**Required work**
The lines from the top of the material below through the line containing "import * as" are to be printed exactly, with pictures omitted.
===============
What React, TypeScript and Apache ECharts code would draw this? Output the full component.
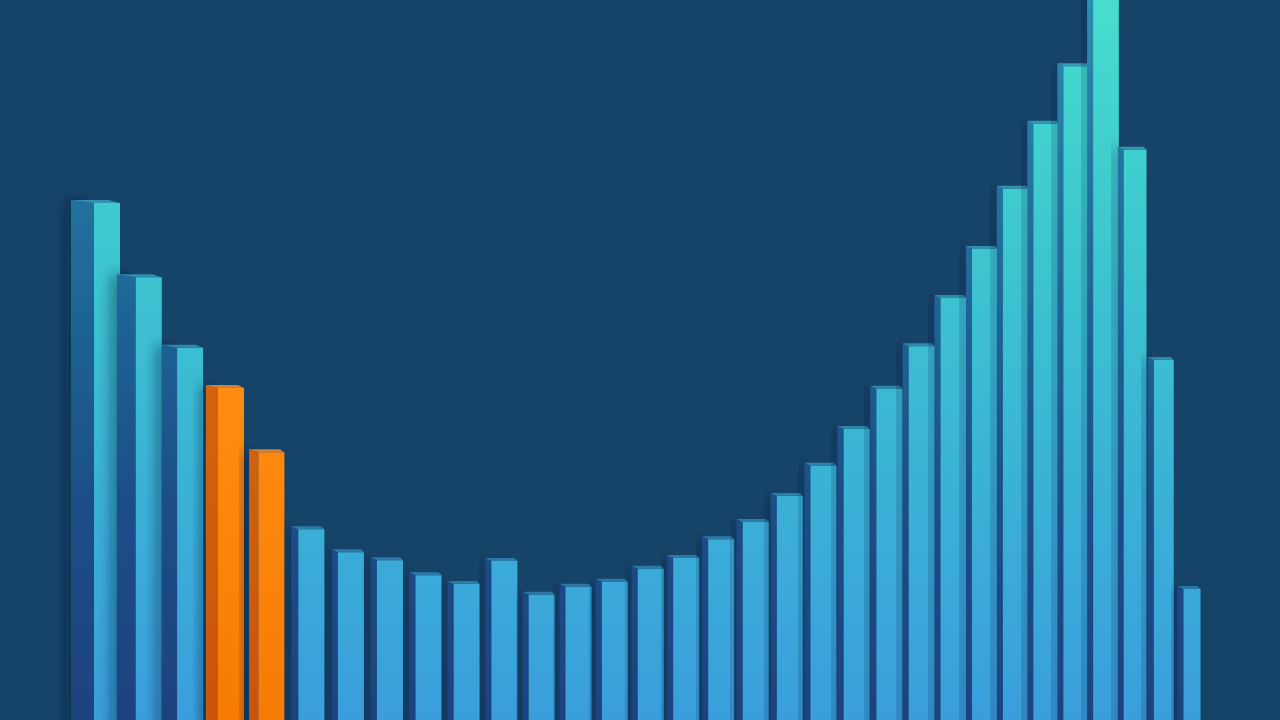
import React, { useEffect, useRef } from "react";
import * as echarts from "echarts";

// ---- data ----
const categories = [
  "01", "02", "03", "04", "05", "06", "07", "08", "09", "10", "11",
  "12", "13", "14", "15", "16", "17", "18", "19", "20", "21", "22",
  "23", "24", "25", "26", "27", "28", "29", "30", "31", "32",
];
const values = [
  71.8, 61.5, 51.7, 46.1, 37.2, 26.5, 23.3, 22.2, 20.1, 18.9, 22.1,
  17.4, 18.5, 19.2, 21.0, 22.5, 25.1, 27.5, 31.1, 35.3, 40.4, 46.0,
  51.9, 58.6, 65.4, 73.8, 82.8, 90.8, 103.0, 79.2, 50.0, 18.2,
];
const highlighted = ["04", "05"];
const yRange = [0, 100];

// ---- styling / perspective ----
const PERSPECTIVE = 0.2;
const FRONT_W = 26;

const g = (stops: [number, string][]) =>
  new echarts.graphic.LinearGradient(
    0, 0, 0, 720,
    stops.map(([offset, color]) => ({ offset, color })),
    true
  );

export default function App() {
  const ref = useRef<HTMLDivElement>(null);

  useEffect(() => {
    if (!ref.current) return;
    const chart = echarts.init(ref.current, undefined, { renderer: "svg" });
    const n = categories.length;

    const frontBlue = g([[0, "#46DDCE"], [0.35, "#3DC6CF"], [0.75, "#3AADD8"], [1, "#3A9EDC"]]);
    const sideBlue = g([[0, "#2C8DB2"], [0.3, "#216F9C"], [0.7, "#1C4E88"], [1, "#1A4280"]]);
    const topBlue = g([[0, "#3AAFC4"], [1, "#2A78AA"]]);
    const frontOrange = g([[0, "#FF9A2A"], [0.6, "#FF8A10"], [1, "#F67C04"]]);
    const sideOrange = g([[0, "#E0701A"], [1, "#C9560A"]]);

    const renderItem = (params: any, api: any) => {
      const i = api.value(0);
      const v = api.value(1);
      const base = api.coord([i, 0]);
      const topPt = api.coord([i, v]);
      const p0 = api.coord([0, 0])[0];
      const pN = api.coord([n - 1, 0])[0];
      const u = (base[0] - p0) / (pN - p0);
      const w = (1 + PERSPECTIVE) * u - PERSPECTIVE * u * u;
      const cx = p0 + (pN - p0) * w;
      const fw = FRONT_W - Math.max(0, u - 0.9) * 90;
      const L = cx - fw / 2;
      const R = L + fw;
      const top = topPt[1];
      const bottom = base[1] + 10;
      const sw = 6 + 17 * Math.pow(Math.max(0, 1 - i / 6), 1.5);
      const hi = highlighted.includes(categories[i]);
      const rise = 3;

      return {
        type: "group",
        children: [
          {
            type: "polygon",
            shape: { points: [[L - sw, top - rise], [L, top], [L, bottom], [L - sw, bottom]] },
            style: {
              fill: hi ? sideOrange : sideBlue,
              shadowBlur: 14,
              shadowOffsetX: -5,
              shadowColor: "rgba(6,22,45,0.45)",
            },
          },
          {
            type: "rect",
            shape: { x: L, y: top, width: fw, height: bottom - top },
            style: { fill: hi ? frontOrange : frontBlue },
          },
          {
            type: "polygon",
            shape: {
              points: [[L - sw, top - rise], [R - sw * 0.5, top - rise], [R, top], [L, top]],
            },
            style: { fill: hi ? "#F58A2A" : topBlue, opacity: 0.85 },
          },
        ],
      };
    };

    chart.setOption({
      animation: false,
      backgroundColor: "#164469",
      grid: { left: 89.5, right: 70.5, top: 0, bottom: 0 },
      xAxis: {
        type: "category",
        data: categories,
        show: false,
      },
      yAxis: {
        type: "value",
        min: yRange[0],
        max: yRange[1],
        show: false,
      },
      series: [
        {
          type: "custom",
          renderItem,
          clip: false,
          data: values.map((v, i) => [i, v]),
        },
      ],
    });

    return () => chart.dispose();
  }, []);

  return (
    <div
      ref={ref}
      style={{ position: "fixed", left: 0, top: 0, width: 1280, height: 720 }}
    />
  );
}
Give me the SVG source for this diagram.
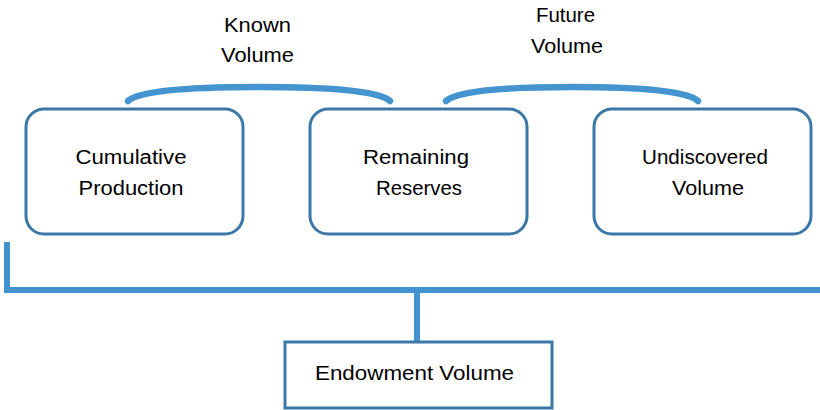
<svg xmlns="http://www.w3.org/2000/svg" width="820" height="410" viewBox="0 0 820 410">
<style>
.box{fill:#fff;stroke:#3b78a6;stroke-width:3}
.brace{fill:none;stroke:#4494cf;stroke-width:6.5;stroke-linecap:round}
.line{fill:none;stroke:#4192ce;stroke-width:6}
text{font-family:"Liberation Sans",Arial,sans-serif;font-size:19.5px;fill:#000;text-anchor:middle}
</style>
<rect width="820" height="410" fill="#fff"/>
<g id="connectors">
<path class="brace" d="M128,101 C140,90 200,87 259,87 C318,87 378,90 390,101"/>
<path class="brace" d="M446,101 C458,90 512,87 572,87 C632,87 686,90 698,101"/>
<path class="line" d="M7,242 V290 H820"/>
<path class="line" d="M417,290 V342"/>
</g>
<g id="label-known"><text x="257.5" y="32" textLength="67" lengthAdjust="spacingAndGlyphs">Known</text><text x="257.5" y="62" textLength="73" lengthAdjust="spacingAndGlyphs">Volume</text></g>
<g id="label-future"><text x="565.5" y="22" textLength="59" lengthAdjust="spacingAndGlyphs">Future</text><text x="567" y="53" textLength="72" lengthAdjust="spacingAndGlyphs">Volume</text></g>
<g id="node-cumulative">
<rect class="box" x="26" y="109" width="217" height="125" rx="18"/>
<text x="131" y="164" textLength="111" lengthAdjust="spacingAndGlyphs">Cumulative</text><text x="131" y="195" textLength="105" lengthAdjust="spacingAndGlyphs">Production</text>
</g>
<g id="node-remaining">
<rect class="box" x="310" y="109" width="217" height="125" rx="18"/>
<text x="416" y="164" textLength="106" lengthAdjust="spacingAndGlyphs">Remaining</text><text x="419" y="195" textLength="86" lengthAdjust="spacingAndGlyphs">Reserves</text>
</g>
<g id="node-undiscovered">
<rect class="box" x="594" y="109" width="217" height="125" rx="18"/>
<text x="705" y="164" textLength="126" lengthAdjust="spacingAndGlyphs">Undiscovered</text><text x="708" y="195" textLength="72" lengthAdjust="spacingAndGlyphs">Volume</text>
</g>
<g id="node-endowment">
<rect class="box" x="285" y="342" width="267" height="66"/>
<text x="414.5" y="380" textLength="199" lengthAdjust="spacingAndGlyphs">Endowment Volume</text>
</g>
</svg>
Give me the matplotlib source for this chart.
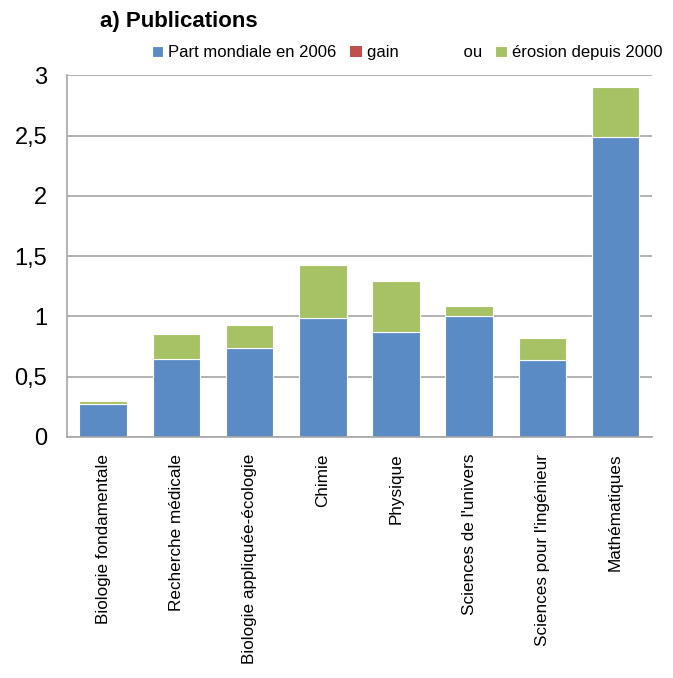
import numpy as np
import matplotlib.pyplot as plt
from matplotlib.ticker import FuncFormatter

plt.rcParams["font.family"] = ["Liberation Sans Narrow", "Liberation Sans", "DejaVu Sans"]

disciplines = [
    "Biologie fondamentale",
    "Recherche médicale",
    "Biologie appliquée-écologie",
    "Chimie",
    "Physique",
    "Sciences de l'univers",
    "Sciences pour l'ingénieur",
    "Mathématiques",
]
part_2006 = [0.27, 0.65, 0.74, 0.99, 0.87, 1.00, 0.64, 2.49]
gain = [0, 0, 0, 0, 0, 0, 0, 0]
erosion = [0.025, 0.205, 0.19, 0.44, 0.42, 0.085, 0.18, 0.41]

blue = "#5B8BC4"
red = "#C0504D"
green = "#A6C264"

fig = plt.figure(figsize=(6.73, 6.78), dpi=100)
ax = fig.add_axes([0.099, 0.3555, 0.87, 0.5335])

x = np.arange(len(disciplines))
w = 0.65
ax.bar(x, part_2006, w, color=blue, edgecolor="white", linewidth=0.8,
       label="Part mondiale en 2006")
ax.bar(x, gain, w, bottom=part_2006, color=red, edgecolor="white", linewidth=0,
       label="gain              ou")
ax.bar(x, erosion, w, bottom=np.add(part_2006, gain), color=green,
       edgecolor="white", linewidth=0.8, label="érosion depuis 2000")

ax.set_xlim(-0.5, len(disciplines) - 0.5)
ax.set_ylim(0, 3)
ax.set_yticks(np.arange(0, 3.01, 0.5))
ax.yaxis.set_major_formatter(FuncFormatter(lambda v, p: f"{v:g}".replace(".", ",")))
ax.yaxis.grid(True, color="#A6A6A6", linewidth=1.2)
ax.set_axisbelow(True)
ax.set_xticks(x)
ax.set_xticklabels(disciplines, rotation=90, fontsize=12.3)
ax.tick_params(axis="y", labelsize=17, length=0, pad=14)
ax.tick_params(axis="x", length=0, pad=12)
for s in ["top", "right"]:
    ax.spines[s].set_visible(False)
for s in ["left", "bottom"]:
    ax.spines[s].set_color("#A6A6A6")
    ax.spines[s].set_linewidth(1.2)

fig.text(0.149, 0.968, "a) Publications", fontsize=16, fontweight="bold",
         va="center", ha="left")
fig.legend(loc="center", bbox_to_anchor=(0.605, 0.922), ncol=3, frameon=False,
           fontsize=12, handlelength=0.7, handleheight=0.7, handletextpad=0.3,
           columnspacing=0.8)

fig.savefig("out.png", dpi=100)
===============
**Exercise answer**
What React, TypeScript and Apache ECharts code would draw this? Output the full component.
import React, { useEffect, useRef } from "react";
import * as echarts from "echarts";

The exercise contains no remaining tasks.